Nothing but the lines from the top of the data to the line holding "in range(1, 13)][:181]" should be printed, word for word and both ends included; leave the pictures out.

(Code that draws figures)
* * *
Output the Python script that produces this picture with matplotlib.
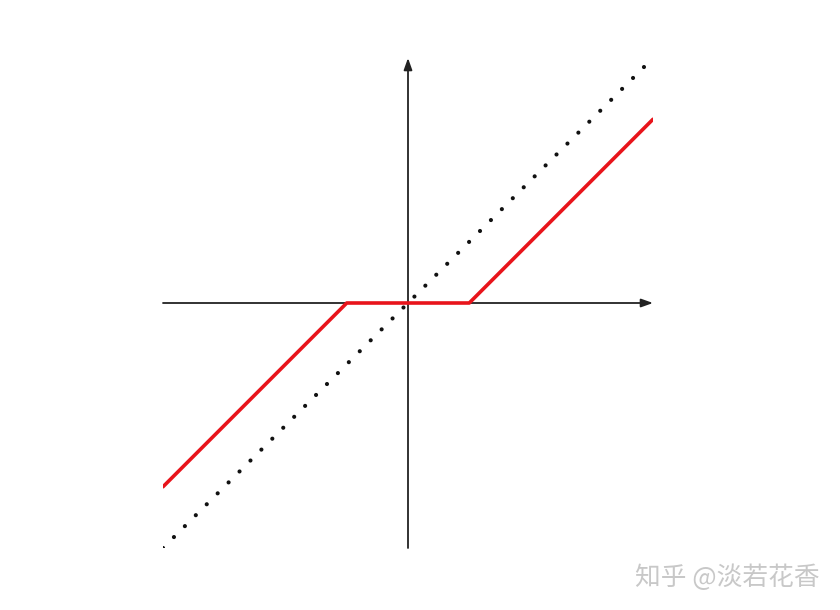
import matplotlib
matplotlib.use("Agg")
import matplotlib.pyplot as plt
import numpy as np

# data
x_range = [-4.0, 4.0]
threshold = 1.0
x_pts = [-4.0, -1.0, 1.0, 4.0]
soft_y = [-3.0, 0.0, 0.0, 3.0]
identity_x = [-4.0, 4.0]
identity_y = [-4.0, 4.0]
watermark = "知乎 @淡若花香"

fig = plt.figure(figsize=(8.4, 6.1), dpi=100)
ax = fig.add_axes([163/840, 62/610, 490/840, 490/610])
ax.set_xlim(-4, 4)
ax.set_ylim(-4, 4)
ax.axis("off")

# axes with arrows
ax.annotate("", xy=(4.0, 0), xytext=(-4.0, 0),
            arrowprops=dict(arrowstyle="-|>,head_length=0.7,head_width=0.25",
                            color="#222222", lw=1.3, shrinkA=0, shrinkB=0))
ax.annotate("", xy=(0, 4.0), xytext=(0, -4.0),
            arrowprops=dict(arrowstyle="-|>,head_length=0.7,head_width=0.25",
                            color="#222222", lw=1.3, shrinkA=0, shrinkB=0))

# identity dotted line
ax.plot(identity_x, identity_y, color="#111111", lw=3.0,
        linestyle=(0, (0.01, 3.7)), dash_capstyle="round", zorder=2)

# soft threshold
ax.plot(x_pts, soft_y, color="#e8141b", lw=2.6, solid_capstyle="round", zorder=3)

fig.text(820/840, 1 - 578/610, watermark, ha="right", va="center",
         fontsize=18.5, color="#c8c8c8",
         family=["Noto Sans CJK SC", "DejaVu Sans"])

fig.savefig("out.png", dpi=100, facecolor="white")
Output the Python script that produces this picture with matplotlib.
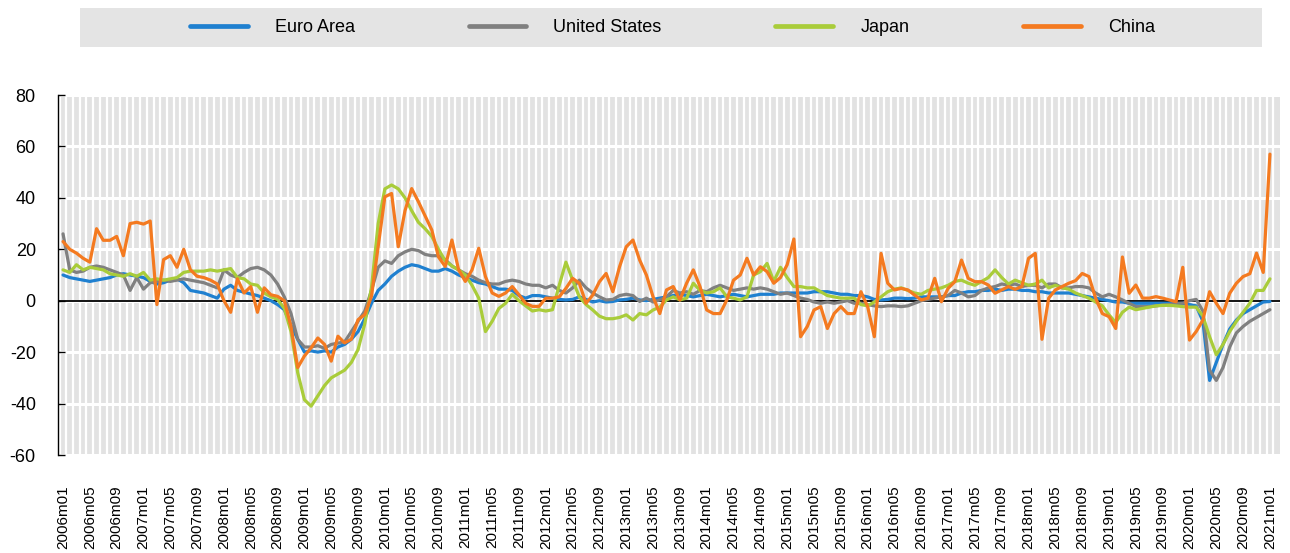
import matplotlib
matplotlib.use('Agg')
import matplotlib.pyplot as plt
from matplotlib.patches import Rectangle
from matplotlib.ticker import FixedLocator
import numpy as np

months = [f"{y}m{m:02d}" for y in range(2006, 2022) for m in range(1, 13)][:181]

euro = [10, 9, 8.5, 8, 7.5, 8, 8.5, 9, 10, 10.5, 10, 9.5,
        9, 7.5, 6.5, 7, 8, 8.5, 7, 4, 3.5, 3, 2, 1,
        4.5, 6, 4, 3.3, 2.6, 2, 1, 0, -1.5, -3.5, -9.5, -15,
        -20, -19.5, -20, -19.5, -20, -18, -17, -15, -12, -7, -1, 4,
        6.5, 9.5, 11.5, 13, 14, 13.5, 12.5, 11.5, 11.5, 12.5, 11.5, 10,
        9, 8, 7, 6.5, 5.5, 4.5, 4.5, 4, 2, 1, 2, 2,
        1.5, 1, 0.5, 0.3, 0.5, 1.5, 0.5, -0.5, 0, -0.5, -0.3, 0.3,
        0.5, 1, 0.3, 0, 0.5, 1, 1.5, 2, 2.5, 2, 1.5, 2,
        2.5, 2, 1.5, 2, 2.5, 2, 1.5, 2, 2.5, 2.5, 2.5, 3,
        3, 3, 3, 3, 3.5, 3.5, 3.5, 3, 2.5, 2.5, 2, 2,
        1.5, 0.5, 0.3, 0.5, 1, 1, 0.8, 1, 1.5, 1.5, 1.5, 1.5,
        2, 2, 3, 3.5, 3.5, 4, 4, 4.5, 4, 4.5, 4.5, 4,
        4, 3.5, 3.5, 3, 3, 3, 3, 2.5, 2, 1.5, 1, 0.5,
        0, -0.5, -0.5, -1, -1, -1, -1, -1, -1, -1, -1.2, -1,
        -1.5, -2, -8, -31, -24, -17, -11, -7.5, -5, -3.5, -2, -0.5,
        -0.3]

us = [26, 12, 11, 11.5, 13, 13.5, 13, 12, 11, 10, 4, 9,
      4.5, 7, 7.5, 8, 7.5, 8, 8.5, 8, 7.5, 7, 6, 5,
      12, 10, 9, 11, 12.5, 13, 12, 10, 6.5, 1.5, -5, -15,
      -18, -18, -17.5, -18.5, -17, -16.5, -16, -12, -8, -4, 4, 13,
      15.5, 14.5, 17.5, 19, 20, 19.5, 18, 17.5, 17.5, 16, 13.5, 12,
      10.5, 9.5, 8, 7, 6.5, 6.5, 7.5, 8, 7.5, 6.5, 6, 6,
      5, 6, 4, 3, 5, 8, 5, 3, 1.5, 0.3, 0.5, 2,
      2.5, 2, -0.3, 1, -0.5, 0.3, 1.5, 4, 3, 3.5, 2.5, 4,
      3.5, 5, 6, 5, 4, 4.5, 5, 4.5, 5, 4.5, 3.5, 2.5,
      3, 2, 1, 0.5, -0.5, -1, -0.5, -1, -0.5, 0, -1, -1,
      -1.5, -2, -2.3, -2, -2, -2.3, -2, -1, 0, 0.5, 1, 1.5,
      2, 4, 3, 1.5, 2, 4, 5, 5.5, 6.5, 6, 6.5, 5.5,
      6, 6, 5, 6.5, 6.5, 5, 5, 5.5, 5.5, 5, 3, 1.5,
      2.5, 1.5, 0.3, -1, -2.3, -2.3, -2.3, -2, -1.7, -1.5, -1, -1,
      0, 0.5, -4, -27, -31, -26, -18, -12.5, -10, -8, -6.5, -5,
      -3.5]

japan = [12, 11, 14, 12, 13, 12.5, 12, 10.5, 10, 9.5, 10.5, 9.5,
         11, 8, 8.5, 8, 8.5, 9, 11, 11.5, 11.5, 11.5, 12, 11.5,
         12, 12.5, 9, 8.5, 6.5, 6, 3, 1.5, 0.5, -3, -12, -28,
         -38.5, -41, -37, -33, -30, -28.5, -27, -24, -19, -9, 5, 30,
         43.5, 45, 43.5, 40, 35, 30.5, 28, 25, 20, 15.5, 13.5, 12,
         10, 6, 1, -12, -8, -3, -1, 2.5, 0, -2, -4, -3.5,
         -4, -3.5, 6, 15, 8, 1.5, -1.5, -3.6, -6, -7, -7, -6.5,
         -5.5, -7.5, -5, -5.5, -3.6, -2.5, 0.3, 1.5, 0.3, 1, 6.8, 4,
         3, 3.5, 5, 1.5, 1, 0.3, 1.5, 10, 11.3, 14.5, 7.5, 13,
         9, 5.5, 5.5, 5, 5, 3.5, 2, 1.5, 1, 1, 1, -1.5,
         -2, -0.5, 1.5, 3.5, 4.5, 5, 4, 3, 2.5, 4, 4.5, 5,
         6, 7.5, 8, 6.8, 6, 7.5, 9, 12, 9, 6.5, 8, 7,
         6, 6.5, 8, 5, 6, 5, 4.5, 3, 2, 1, -0.5, -2,
         -5.5, -8.5, -4.5, -2.5, -3.5, -3, -2.5, -2, -1.8, -1.8, -2, -2.3,
         -2.5, -2.5, -6, -14, -21, -17, -12, -8, -4.5, -1, 4, 4,
         8.5]

china = [23, 20, 18.5, 16.5, 15, 28, 23.5, 23.5, 25, 17.5, 30, 30.5,
         29.8, 31, -1.5, 16, 17.5, 13, 20, 12, 9.5, 9, 8, 6.5,
         0, -4.5, 8.5, 3, 5.5, -4.5, 5, 2.3, 1.7, 0, -10, -26,
         -21.5, -18.3, -14.5, -17, -23.5, -13.8, -16.4, -15, -7.4, -5.4, 1.7, 21,
         40.4, 41.7, 21, 35, 43.6, 38.5, 33, 27.5, 17, 13.3, 23.6, 12,
         7.5, 12, 20.4, 9.4, 3, 1.7, 3, 5.5, 2.3, -1, -2.2, -2.2,
         1, 1, 1.5, 4.8, 8.7, 6.8, -1, 2.2, 7.4, 10.6, 3.5, 13.2,
         21, 23.6, 15.8, 10, 1.5, -5, 4.2, 5.5, 0.3, 6.8, 12, 5.5,
         -3.6, -5, -5, 0.3, 8, 10, 16.5, 10, 13.2, 11.3, 6.8, 9,
         14, 24, -14, -10, -3.6, -2.3, -10.8, -5, -2.3, -5, -5, 3.5,
         -2.3, -14, 18.4, 6.8, 4.2, 4.8, 4.2, 2.2, 0.3, 1, 8.7, -0.4,
         4.8, 7.4, 15.8, 8.7, 7.4, 7.4, 6.1, 2.9, 4.2, 5.5, 4.4, 5.5,
         16.5, 18.4, -15, 1, 4.2, 5.5, 6.8, 7.8, 10.6, 9.4, 1, -5,
         -6.2, -10.8, 17, 2.9, 6.1, 1, 1, 1.6, 1, 0.3, -0.4, 13,
         -15.3, -12, -7.5, 3.5, -1, -5, 2.9, 6.8, 9.4, 10.5, 18.5, 11,
         57]

series_names = ["Euro Area", "United States", "Japan", "China"]
series_colors = ["#1f80d0", "#808080", "#a9cc3a", "#f47a20"]
y_ticks = [-60, -40, -20, 0, 20, 40, 60, 80]

plt.rcParams['font.family'] = ['Liberation Sans', 'DejaVu Sans']

W, H = 1290, 553
fig = plt.figure(figsize=(W / 100, H / 100), dpi=100)
ax = fig.add_axes([58 / W, 1 - 455 / H, (1280 - 58) / W, 360 / H])
ax.set_facecolor('#e2e2e2')

x = np.arange(len(months))
handles = []
for vals, name, c in zip([euro, us, japan, china], series_names, series_colors):
    h, = ax.plot(x, vals, color=c, lw=2.3, label=name, zorder=3,
                 solid_joinstyle='round', solid_capstyle='round')
    handles.append(h)

ax.axhline(0, color='black', lw=1.3, zorder=2.5)

ax.set_xlim(-0.75, 181.5)
ax.set_ylim(-60, 80)
ax.set_yticks(y_ticks)
ax.set_yticklabels([str(v) for v in y_ticks])
ax.set_xticks(x[::4])
ax.set_xticklabels(months[::4], rotation=90, fontsize=11)
ax.xaxis.set_minor_locator(FixedLocator(list(x - 0.5) + [x[-1] + 0.5]))

ax.grid(which='minor', axis='x', color='white', lw=1.6, zorder=1)
ax.grid(which='major', axis='y', color='white', lw=2.2, zorder=1)
ax.grid(which='major', axis='x', visible=False)
ax.set_axisbelow(True)

ax.tick_params(axis='y', direction='in', length=5, width=1, labelsize=13,
               pad=16, colors='black')
ax.tick_params(axis='x', which='both', length=0, pad=22)
for s in ['top', 'right', 'bottom']:
    ax.spines[s].set_visible(False)
ax.spines['left'].set_color('black')
ax.spines['left'].set_linewidth(1)

fig.add_artist(Rectangle((80 / W, 1 - 47 / H), (1262 - 80) / W, 39 / H,
                         transform=fig.transFigure, facecolor='#e4e4e4',
                         edgecolor='none', zorder=0))
leg = fig.legend(handles, series_names, loc='center left',
                 bbox_to_anchor=(190 / W, 1 - 27.5 / H), ncol=4, frameon=False,
                 fontsize=13, handlelength=3.2, handletextpad=1.5,
                 columnspacing=6.3, borderpad=0, borderaxespad=0)
for lh in leg.get_lines():
    lh.set_linewidth(3.4)

fig.savefig('out.png', dpi=100)
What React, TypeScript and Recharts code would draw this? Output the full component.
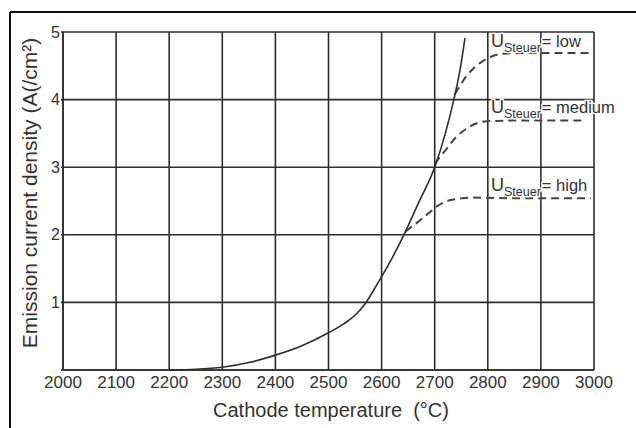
import React from 'react';
import { LineChart, Line, XAxis, YAxis, CartesianGrid } from 'recharts';

// solid emission curve
const solidT = [2200, 2250, 2300, 2350, 2400, 2450, 2500, 2530, 2550, 2570, 2585, 2600, 2620, 2642, 2670, 2700, 2720, 2736, 2748, 2757];
const solidJ = [0, 0.01, 0.04, 0.11, 0.22, 0.36, 0.55, 0.69, 0.81, 0.99, 1.18, 1.38, 1.66, 2.0, 2.48, 3.0, 3.5, 4.0, 4.45, 4.91];

// dashed saturation curves
const lowT = [2738, 2760, 2785, 2805, 2830, 2880, 2994];
const lowJ = [4.08, 4.35, 4.54, 4.63, 4.68, 4.69, 4.69];
const medT = [2700, 2720, 2741, 2760, 2779, 2800, 2850, 2985];
const medJ = [3.05, 3.25, 3.45, 3.57, 3.65, 3.68, 3.69, 3.69];
const highT = [2645, 2670, 2690, 2704, 2720, 2741, 2770, 2850, 2994];
const highJ = [2.05, 2.2, 2.33, 2.42, 2.49, 2.53, 2.55, 2.54, 2.54];

const xTicks = [2000, 2100, 2200, 2300, 2400, 2500, 2600, 2700, 2800, 2900, 3000];
const yTicks = [0, 1, 2, 3, 4, 5];

const levels = ['low', 'medium', 'high'];

const zip = (t: number[], j: number[]) => t.map((x, i) => ({ x, y: j[i] }));

const FONT = '"Liberation Sans", Arial, sans-serif';
const INK = '#2e2e2e';
const TEXT = '#333';

const App: React.FC = () => {
  const labelY = [47, 113, 191];

  return (
    <div style={{ position: 'absolute', left: 0, top: 0, width: 636, height: 428, background: '#fff', overflow: 'hidden' }}>
      <LineChart
        width={636}
        height={428}
        margin={{ top: 32, right: 42, bottom: 28, left: 0 }}
        style={{ fontFamily: FONT }}
      >
        <CartesianGrid stroke={INK} strokeWidth={1.6} horizontalValues={yTicks} verticalValues={xTicks} />
        <XAxis
          type="number"
          dataKey="x"
          domain={[2000, 3000]}
          ticks={xTicks}
          height={30}
          tickLine={false}
          tickSize={4}
          tickMargin={2}
          axisLine={{ stroke: INK, strokeWidth: 1.6 }}
          tick={{ fill: TEXT, fontSize: 17 }}
          allowDataOverflow
        />
        <YAxis
          type="number"
          dataKey="y"
          domain={[0, 5]}
          ticks={yTicks}
          width={63}
          tickSize={2}
          tickMargin={1}
          tickLine={{ stroke: INK, strokeWidth: 1.6 }}
          axisLine={{ stroke: INK, strokeWidth: 1.6 }}
          tick={{ fill: TEXT, fontSize: 16 }}
          tickFormatter={(v: number) => (v === 0 ? '' : String(v))}
        />
        <Line data={zip(lowT, lowJ)} dataKey="y" type="monotone" stroke="#444" strokeWidth={2} strokeDasharray="8 5" dot={false} isAnimationActive={false} />
        <Line data={zip(medT, medJ)} dataKey="y" type="monotone" stroke="#444" strokeWidth={2} strokeDasharray="8 5" dot={false} isAnimationActive={false} />
        <Line data={zip(highT, highJ)} dataKey="y" type="monotone" stroke="#444" strokeWidth={2} strokeDasharray="8 5" dot={false} isAnimationActive={false} />
        <Line data={zip(solidT, solidJ)} dataKey="y" type="monotone" stroke={INK} strokeWidth={1.6} dot={false} isAnimationActive={false} />
      </LineChart>

      <svg width={636} height={428} style={{ position: 'absolute', left: 0, top: 0, fontFamily: FONT }}>
        {/* frame */}
        <line x1={10} y1={12} x2={636} y2={12} stroke="#111" strokeWidth={2} />
        <line x1={10} y1={12} x2={10} y2={428} stroke="#111" strokeWidth={2} />

        {levels.map((lv, i) => (
          <text
            key={lv}
            x={491}
            y={labelY[i]}
            fill={TEXT}
            stroke="#fff"
            strokeWidth={2.5}
            paintOrder="stroke"
          >
            <tspan fontSize={18}>U</tspan>
            <tspan fontSize={12.5} dy={5}>Steuer</tspan>
            <tspan fontSize={16.5} dy={-5} dx={1}>= {lv}</tspan>
          </text>
        ))}

        <text x={331} y={417} textAnchor="middle" fontSize={20} fill={TEXT} xmlSpace="preserve">
          Cathode temperature  (°C)
        </text>
        <text
          x={37}
          y={193}
          textAnchor="middle"
          fontSize={21}
          fill={TEXT}
          transform="rotate(-90 37 193)"
        >
          Emission current density (A(/cm²)
        </text>
      </svg>
    </div>
  );
};

export default App;
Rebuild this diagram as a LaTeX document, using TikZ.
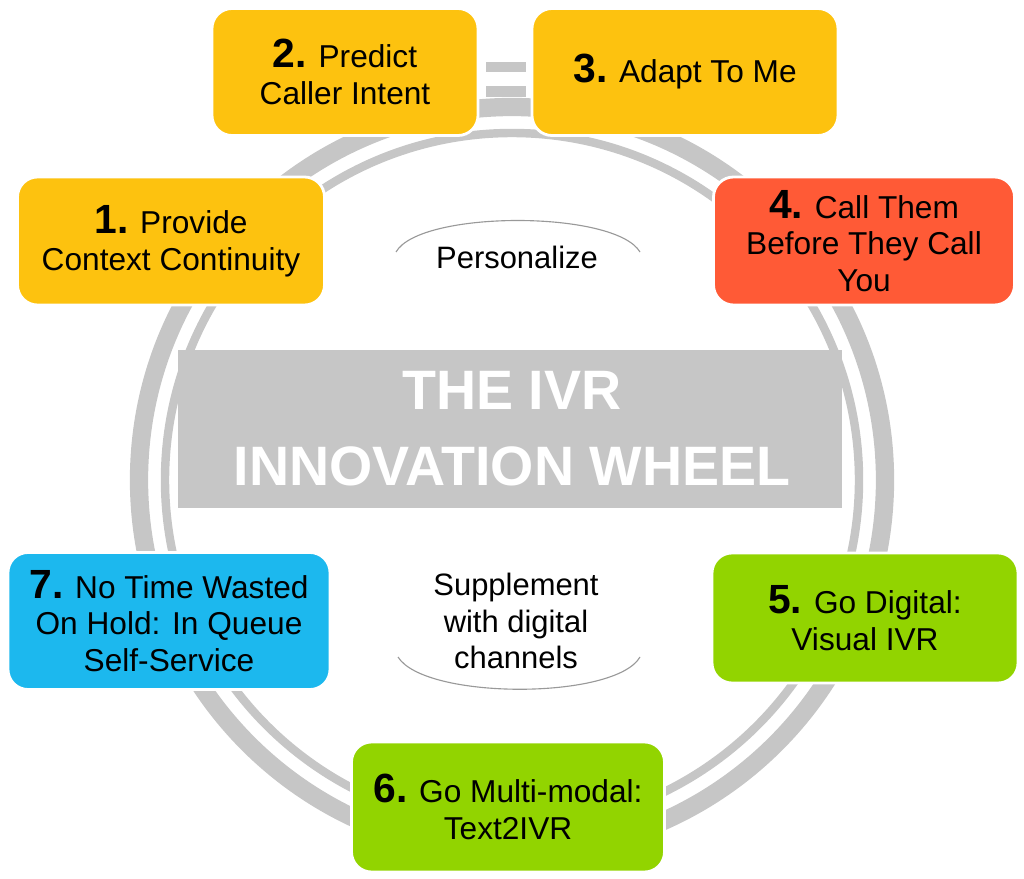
* * *
**Full response**
Output the Python script that produces this picture with matplotlib.
import matplotlib
matplotlib.use("Agg")
import matplotlib.pyplot as plt
import numpy as np

# data
x_range = [-4.0, 4.0]
threshold = 1.0
x_pts = [-4.0, -1.0, 1.0, 4.0]
soft_y = [-3.0, 0.0, 0.0, 3.0]
identity_x = [-4.0, 4.0]
identity_y = [-4.0, 4.0]
watermark = "知乎 @淡若花香"

fig = plt.figure(figsize=(8.4, 6.1), dpi=100)
ax = fig.add_axes([163/840, 62/610, 490/840, 490/610])
ax.set_xlim(-4, 4)
ax.set_ylim(-4, 4)
ax.axis("off")

# axes with arrows
ax.annotate("", xy=(4.0, 0), xytext=(-4.0, 0),
            arrowprops=dict(arrowstyle="-|>,head_length=0.7,head_width=0.25",
                            color="#222222", lw=1.3, shrinkA=0, shrinkB=0))
ax.annotate("", xy=(0, 4.0), xytext=(0, -4.0),
            arrowprops=dict(arrowstyle="-|>,head_length=0.7,head_width=0.25",
                            color="#222222", lw=1.3, shrinkA=0, shrinkB=0))

# identity dotted line
ax.plot(identity_x, identity_y, color="#111111", lw=3.0,
        linestyle=(0, (0.01, 3.7)), dash_capstyle="round", zorder=2)

# soft threshold
ax.plot(x_pts, soft_y, color="#e8141b", lw=2.6, solid_capstyle="round", zorder=3)

fig.text(820/840, 1 - 578/610, watermark, ha="right", va="center",
         fontsize=18.5, color="#c8c8c8",
         family=["Noto Sans CJK SC", "DejaVu Sans"])

fig.savefig("out.png", dpi=100, facecolor="white")
Output the Python script that produces this picture with matplotlib.
import matplotlib
matplotlib.use('Agg')
import matplotlib.pyplot as plt
from matplotlib.patches import Rectangle
from matplotlib.ticker import FixedLocator
import numpy as np

months = [f"{y}m{m:02d}" for y in range(2006, 2022) for m in range(1, 13)][:181]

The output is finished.